Le président du conseil, ministre de la justice, garde des sceaux, a adressé aux procureurs généraux la circulaire qui suit :
Monsieur le procureur général, M. le Président de la République, en se séparant de son ministère et en inaugurant une nouvelle ligne politique, a fait un usage légal de sa prérogative constitutionnelle. Le Message qu'il a adressé aux Chambres a expliqué à la France le motif et le but de cette grande résolution. Il s'y déclare, comme vous l'avez vu, aussi fermement résolu que par le passé à respecter et à maintenir les institutions qui sont l'œuvre de l'Assemblée de qui il tient le pouvoir et qui ont constitué la République. S'il est intervenu dans la marche de la politique, c'est pour arrêter l'envahissement des théories radicales, incompatibles à ses yeux, sous quelque forme de gouvernement que ce soit, avec la paix de la société et la grandeur de la France.
Rien n'étant changé, ni dans les lois constitutionnelles ni dans aucune autre, je n'ai rien à changer non plus aux instructions qui vous ont été adressées, sur le respect qui leur est dû, et sur l'esprit que vous devez porter dans leur application. Mais vous sentez vous-même que plus les passions politiques s'animent autour de vous, plus les questions qui s'engagent sont de nature à les exciter, plus vous devez redoubler de fermeté et de vigilance dans l'accomplissement de tous vos devoirs.
Parmi les lois dont la garde vous est confiée, les plus saintes sont celles qui, partant de principes supérieurs à toutes les constitutions politiques, protègent la morale, la religion, la propriété et les fondements essentiels de toute société civilisée. Ce sont celles-là précisément qui sont chaque jour l'objet des attaques d'une presse dont l'injurieuse grossièreté dépasse toute limite. En la rappelant par une répression ferme au respect d'elle-même et de ses lecteurs, vous vengerez la conscience publique indignée.

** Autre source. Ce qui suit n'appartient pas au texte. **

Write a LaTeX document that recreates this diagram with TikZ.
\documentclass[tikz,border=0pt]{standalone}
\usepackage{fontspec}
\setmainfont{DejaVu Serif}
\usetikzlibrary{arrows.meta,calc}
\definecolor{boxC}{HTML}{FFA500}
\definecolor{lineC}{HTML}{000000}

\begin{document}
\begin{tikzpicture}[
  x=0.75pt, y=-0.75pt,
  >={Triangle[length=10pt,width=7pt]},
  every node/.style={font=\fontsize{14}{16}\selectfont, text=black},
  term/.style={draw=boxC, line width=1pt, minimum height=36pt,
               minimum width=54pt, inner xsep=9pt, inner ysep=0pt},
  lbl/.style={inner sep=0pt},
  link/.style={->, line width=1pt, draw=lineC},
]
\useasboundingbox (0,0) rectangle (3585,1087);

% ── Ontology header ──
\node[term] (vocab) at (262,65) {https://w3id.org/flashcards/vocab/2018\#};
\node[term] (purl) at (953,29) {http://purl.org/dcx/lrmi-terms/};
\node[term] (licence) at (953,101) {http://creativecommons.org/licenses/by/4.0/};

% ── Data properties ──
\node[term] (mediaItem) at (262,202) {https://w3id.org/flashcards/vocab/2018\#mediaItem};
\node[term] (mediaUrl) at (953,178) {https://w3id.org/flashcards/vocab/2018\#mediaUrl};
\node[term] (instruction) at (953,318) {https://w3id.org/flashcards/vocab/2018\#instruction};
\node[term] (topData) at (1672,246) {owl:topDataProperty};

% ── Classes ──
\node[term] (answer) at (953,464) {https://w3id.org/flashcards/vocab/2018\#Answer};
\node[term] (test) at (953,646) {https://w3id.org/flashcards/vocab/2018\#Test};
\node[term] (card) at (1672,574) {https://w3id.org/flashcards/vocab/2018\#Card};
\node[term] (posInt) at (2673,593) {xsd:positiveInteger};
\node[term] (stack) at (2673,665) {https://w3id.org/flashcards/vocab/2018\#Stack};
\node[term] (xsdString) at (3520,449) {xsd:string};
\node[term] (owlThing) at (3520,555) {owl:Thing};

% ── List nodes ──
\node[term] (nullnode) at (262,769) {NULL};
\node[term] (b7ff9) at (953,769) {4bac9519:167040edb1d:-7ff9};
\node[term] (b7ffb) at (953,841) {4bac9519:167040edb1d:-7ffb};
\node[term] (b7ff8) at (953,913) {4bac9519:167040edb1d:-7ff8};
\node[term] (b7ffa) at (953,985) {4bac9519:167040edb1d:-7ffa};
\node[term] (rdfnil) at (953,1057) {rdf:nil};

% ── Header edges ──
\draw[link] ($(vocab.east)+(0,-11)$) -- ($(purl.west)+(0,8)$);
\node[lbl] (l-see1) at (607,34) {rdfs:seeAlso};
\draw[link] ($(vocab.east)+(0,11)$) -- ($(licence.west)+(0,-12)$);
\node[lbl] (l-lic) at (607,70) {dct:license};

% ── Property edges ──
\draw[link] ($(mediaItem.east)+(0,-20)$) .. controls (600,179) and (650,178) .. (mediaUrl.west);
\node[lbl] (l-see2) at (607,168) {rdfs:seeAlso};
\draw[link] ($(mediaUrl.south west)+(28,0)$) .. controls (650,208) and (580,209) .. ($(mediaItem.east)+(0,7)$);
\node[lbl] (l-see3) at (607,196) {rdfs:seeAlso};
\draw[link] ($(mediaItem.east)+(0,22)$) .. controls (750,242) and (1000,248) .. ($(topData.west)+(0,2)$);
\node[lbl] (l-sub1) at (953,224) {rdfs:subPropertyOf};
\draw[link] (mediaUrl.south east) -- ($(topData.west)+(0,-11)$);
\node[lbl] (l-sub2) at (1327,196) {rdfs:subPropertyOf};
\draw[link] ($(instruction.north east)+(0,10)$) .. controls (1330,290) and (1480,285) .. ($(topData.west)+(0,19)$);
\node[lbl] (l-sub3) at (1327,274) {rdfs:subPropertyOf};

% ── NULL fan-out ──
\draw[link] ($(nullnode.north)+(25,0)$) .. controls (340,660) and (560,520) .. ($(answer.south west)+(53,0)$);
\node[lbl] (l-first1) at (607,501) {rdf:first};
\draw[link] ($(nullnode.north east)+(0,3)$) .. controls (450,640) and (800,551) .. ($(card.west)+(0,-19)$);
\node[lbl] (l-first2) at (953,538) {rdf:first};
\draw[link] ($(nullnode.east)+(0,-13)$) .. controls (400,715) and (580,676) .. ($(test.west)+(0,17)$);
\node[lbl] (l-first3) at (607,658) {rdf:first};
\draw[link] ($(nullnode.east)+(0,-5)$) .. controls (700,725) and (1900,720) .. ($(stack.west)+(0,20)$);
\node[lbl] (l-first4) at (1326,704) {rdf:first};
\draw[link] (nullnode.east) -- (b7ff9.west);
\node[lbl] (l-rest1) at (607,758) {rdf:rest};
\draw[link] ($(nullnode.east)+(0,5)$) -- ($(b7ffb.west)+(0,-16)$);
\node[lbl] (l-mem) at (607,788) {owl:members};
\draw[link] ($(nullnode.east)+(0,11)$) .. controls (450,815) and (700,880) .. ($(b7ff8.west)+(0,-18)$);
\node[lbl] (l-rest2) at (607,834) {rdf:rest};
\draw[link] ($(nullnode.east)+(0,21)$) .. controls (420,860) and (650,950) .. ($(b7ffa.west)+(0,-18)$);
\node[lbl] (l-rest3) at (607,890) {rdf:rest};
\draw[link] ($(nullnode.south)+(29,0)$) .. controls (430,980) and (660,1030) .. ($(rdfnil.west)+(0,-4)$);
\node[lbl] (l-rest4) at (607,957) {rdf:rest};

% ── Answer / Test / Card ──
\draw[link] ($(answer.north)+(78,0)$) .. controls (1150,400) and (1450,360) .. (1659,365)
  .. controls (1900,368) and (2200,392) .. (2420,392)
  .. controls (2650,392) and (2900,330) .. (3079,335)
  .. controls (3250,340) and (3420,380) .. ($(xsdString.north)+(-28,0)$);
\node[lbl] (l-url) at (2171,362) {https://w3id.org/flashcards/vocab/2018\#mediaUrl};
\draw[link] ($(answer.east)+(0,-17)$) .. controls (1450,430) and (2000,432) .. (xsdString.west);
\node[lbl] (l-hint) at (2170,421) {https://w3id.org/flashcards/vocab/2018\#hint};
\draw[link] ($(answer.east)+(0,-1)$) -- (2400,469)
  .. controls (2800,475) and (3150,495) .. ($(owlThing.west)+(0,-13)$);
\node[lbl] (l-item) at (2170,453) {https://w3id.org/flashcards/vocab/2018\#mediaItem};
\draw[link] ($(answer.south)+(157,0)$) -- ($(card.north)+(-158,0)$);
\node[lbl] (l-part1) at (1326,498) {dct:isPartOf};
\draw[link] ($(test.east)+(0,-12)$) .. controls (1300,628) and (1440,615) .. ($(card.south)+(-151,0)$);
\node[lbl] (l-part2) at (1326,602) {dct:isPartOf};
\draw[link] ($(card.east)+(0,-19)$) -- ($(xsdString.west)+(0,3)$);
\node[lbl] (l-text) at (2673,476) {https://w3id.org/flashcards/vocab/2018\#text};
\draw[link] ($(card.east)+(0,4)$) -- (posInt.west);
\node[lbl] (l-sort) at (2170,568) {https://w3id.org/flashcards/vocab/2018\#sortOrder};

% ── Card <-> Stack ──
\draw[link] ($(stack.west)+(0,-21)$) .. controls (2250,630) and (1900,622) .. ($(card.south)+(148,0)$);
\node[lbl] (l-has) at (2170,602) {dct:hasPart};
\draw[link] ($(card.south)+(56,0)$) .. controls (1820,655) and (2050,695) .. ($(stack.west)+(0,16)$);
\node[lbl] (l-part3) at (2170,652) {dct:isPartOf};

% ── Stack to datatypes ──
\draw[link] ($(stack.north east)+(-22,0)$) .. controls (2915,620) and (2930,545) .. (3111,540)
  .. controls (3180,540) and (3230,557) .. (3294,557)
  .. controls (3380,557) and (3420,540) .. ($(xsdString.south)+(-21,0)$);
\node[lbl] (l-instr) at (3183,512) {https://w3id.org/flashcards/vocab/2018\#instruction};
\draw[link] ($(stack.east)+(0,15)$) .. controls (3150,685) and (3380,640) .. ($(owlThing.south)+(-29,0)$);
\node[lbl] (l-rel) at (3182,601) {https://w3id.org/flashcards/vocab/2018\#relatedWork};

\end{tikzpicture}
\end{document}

Il est en outre, dans la période de discussions ardentes que nous traversons, plusieurs points qui doivent appeler tout particulièrement votre attention.

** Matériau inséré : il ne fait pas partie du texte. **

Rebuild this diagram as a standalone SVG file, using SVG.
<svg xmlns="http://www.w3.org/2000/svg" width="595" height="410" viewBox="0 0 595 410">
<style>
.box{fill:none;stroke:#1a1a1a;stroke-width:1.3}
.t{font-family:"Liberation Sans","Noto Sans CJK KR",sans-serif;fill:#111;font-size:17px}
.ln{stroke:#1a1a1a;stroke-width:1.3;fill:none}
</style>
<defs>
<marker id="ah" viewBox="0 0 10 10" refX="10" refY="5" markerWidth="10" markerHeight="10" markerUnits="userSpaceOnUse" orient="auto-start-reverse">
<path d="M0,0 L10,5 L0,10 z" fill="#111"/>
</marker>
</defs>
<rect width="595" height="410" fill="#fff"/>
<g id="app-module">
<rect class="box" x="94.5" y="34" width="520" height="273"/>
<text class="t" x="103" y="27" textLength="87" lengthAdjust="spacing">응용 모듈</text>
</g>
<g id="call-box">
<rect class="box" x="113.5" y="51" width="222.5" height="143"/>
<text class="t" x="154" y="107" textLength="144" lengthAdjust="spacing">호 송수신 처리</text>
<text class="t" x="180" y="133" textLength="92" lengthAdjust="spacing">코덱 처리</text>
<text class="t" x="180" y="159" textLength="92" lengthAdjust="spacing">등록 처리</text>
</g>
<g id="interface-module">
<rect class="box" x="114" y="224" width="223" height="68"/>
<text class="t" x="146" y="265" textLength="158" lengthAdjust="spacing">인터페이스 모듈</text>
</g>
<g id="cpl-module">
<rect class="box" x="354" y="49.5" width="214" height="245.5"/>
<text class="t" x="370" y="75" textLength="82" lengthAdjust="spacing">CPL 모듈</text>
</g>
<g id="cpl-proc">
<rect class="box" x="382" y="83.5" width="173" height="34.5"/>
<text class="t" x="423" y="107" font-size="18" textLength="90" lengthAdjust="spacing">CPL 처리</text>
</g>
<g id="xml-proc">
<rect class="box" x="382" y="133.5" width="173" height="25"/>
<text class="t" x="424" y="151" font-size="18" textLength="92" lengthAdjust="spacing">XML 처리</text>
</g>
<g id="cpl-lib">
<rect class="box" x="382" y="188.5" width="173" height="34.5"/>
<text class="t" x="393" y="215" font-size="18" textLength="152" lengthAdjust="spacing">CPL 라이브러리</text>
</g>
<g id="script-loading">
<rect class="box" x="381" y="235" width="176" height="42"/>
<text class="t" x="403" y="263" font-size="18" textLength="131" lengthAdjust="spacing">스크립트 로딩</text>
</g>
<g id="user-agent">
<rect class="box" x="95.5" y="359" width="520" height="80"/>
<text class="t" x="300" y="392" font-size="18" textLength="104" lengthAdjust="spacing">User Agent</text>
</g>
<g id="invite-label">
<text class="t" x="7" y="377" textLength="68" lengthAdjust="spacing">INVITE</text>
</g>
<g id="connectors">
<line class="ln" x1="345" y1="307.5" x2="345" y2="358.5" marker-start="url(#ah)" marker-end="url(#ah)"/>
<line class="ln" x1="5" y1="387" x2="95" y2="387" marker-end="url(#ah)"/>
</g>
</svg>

On a essayé plus d'une fois, dans ces derniers temps, de présenter par des moyens plus ou moins détournés, soit l'apologie, soit même la réhabilitation de la douloureuse guerre civile qui a désolé Paris en 1871. Quelques journaux ont même eu recours, dans ce dessein (contrairement aux prescriptions positives de la législation), à la collaboration d'individus condamnés et proscrits pour ces faits odieux. Vous ne devez souffrir aucune de ces tentatives. Il importe à la morale publique que rien ne vienne atténuer l'horreur salutaire que cette époque néfaste a laissée dans la mémoire des populations.
Vous devez me signaler avec soin et désigner à la poursuite des magistrats places sous vos ordres toutes les offenses qui pourraient être dirigées contre le chef de l'État. Bien que son initiative se soit fait sentir dans les derniers événements, sa responsabilité est toujours couverte par celle de ses ministres, et l'offense, sous aucune forme, ne doit monter jusqu'à lui.

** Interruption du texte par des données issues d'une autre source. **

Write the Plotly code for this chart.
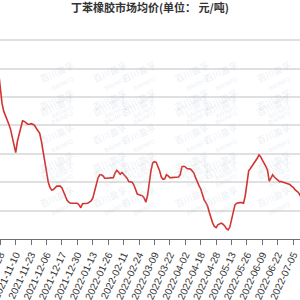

La tactique plus que jamais mise en œuvre par les partis, et qui consiste à troubler l'opinion par de fausses nouvelles, ne doit pas être réprimée avec moins de vigilance. Jamais cette manœuvre n'a été pratiquée avec plus d'audace et d'acharnement qu'aujourd'hui. Des rumeurs de toute nature sont propagées avec une activité systématique, par toutes les voies publiques ou secrète, dans le dessein d'inquiéter le pays sur les relations du Gouvernement avec les puissances étrangères, et sur le maintien de la paix, ce bien inestimable qui lui est plus que jamais cher, après tant de malheurs. Il faut démasquer à tout prix cette conspiration de la calomnie, qui se fait un jeu de paralyser les affaires, d'arrêter l'élan de la prospérité publique, au risque d'amener elle-même les dangers dont elle menace. Car rien ne serait plus propre à troubler nos bons rapports avec les nations alliées, que de faire croire, contrairement à toute vérité, qu'il existe en France une secte ou un parti assez criminel pour vouloir déchaîner sur l'Europe les maux d'une nouvelle guerre.
Vous êtes muni contre ces fausses interprétations de toutes les armes nécessaires. L'article 15 non abrogé du décret du 17 février 1852 punit la propagation de fausses nouvelles, de peines dont la sévérité s'accroît quand le délit est commis de mauvaise foi et peut avoir pour conséquence de troubler la paix publique. Vous en assurerez l'exécution et vous ne laisserez pas oublier que ce n'est pas seulement la fausse nouvelle propagée, par la voie de la presse qui tombe sous l'application de la loi, mais que sous quelque forme que le mensonge se produise, dès qu'il est proféré publiquement, il peut être puni.
Tels sont, monsieur le procureur général, les devoirs particuliers auxquels je vous recommande de rester attaché, dans la situation présente. En les remplissant avec son zèle accoutumé, la magistrature française s'attirera peut-être, de la part des partis que gêne son action tutélaire, le redoublement des attaques auxquelles nous venons tout récemment de la voir en butte. Cette perspective, j'en suis sûr, ne l'arrêtera pas. Et quant à moi, placé à sa tête, sans avoir l'honneur de lui appartenir, par la confiance de M. le Président de la République, ce sera mon devoir de la défendre et de lui rendre en toute occasion le témoignage qu'elle mérite. C'est une tâche à laquelle je ne faillirai pas.
Recevez, monsieur le procureur général, l'assurance de ma considération très-distinguée.
M. Louis Passy, sous-secrétaire d'État du ministère des finances, a remis sa démission entre les mains de M. le Président de la République, qui l'a acceptée.
Le ministre de la marine et des colonies recevra le mardi 29 mai, à neuf heures, à l'hôtel du ministère, à Paris.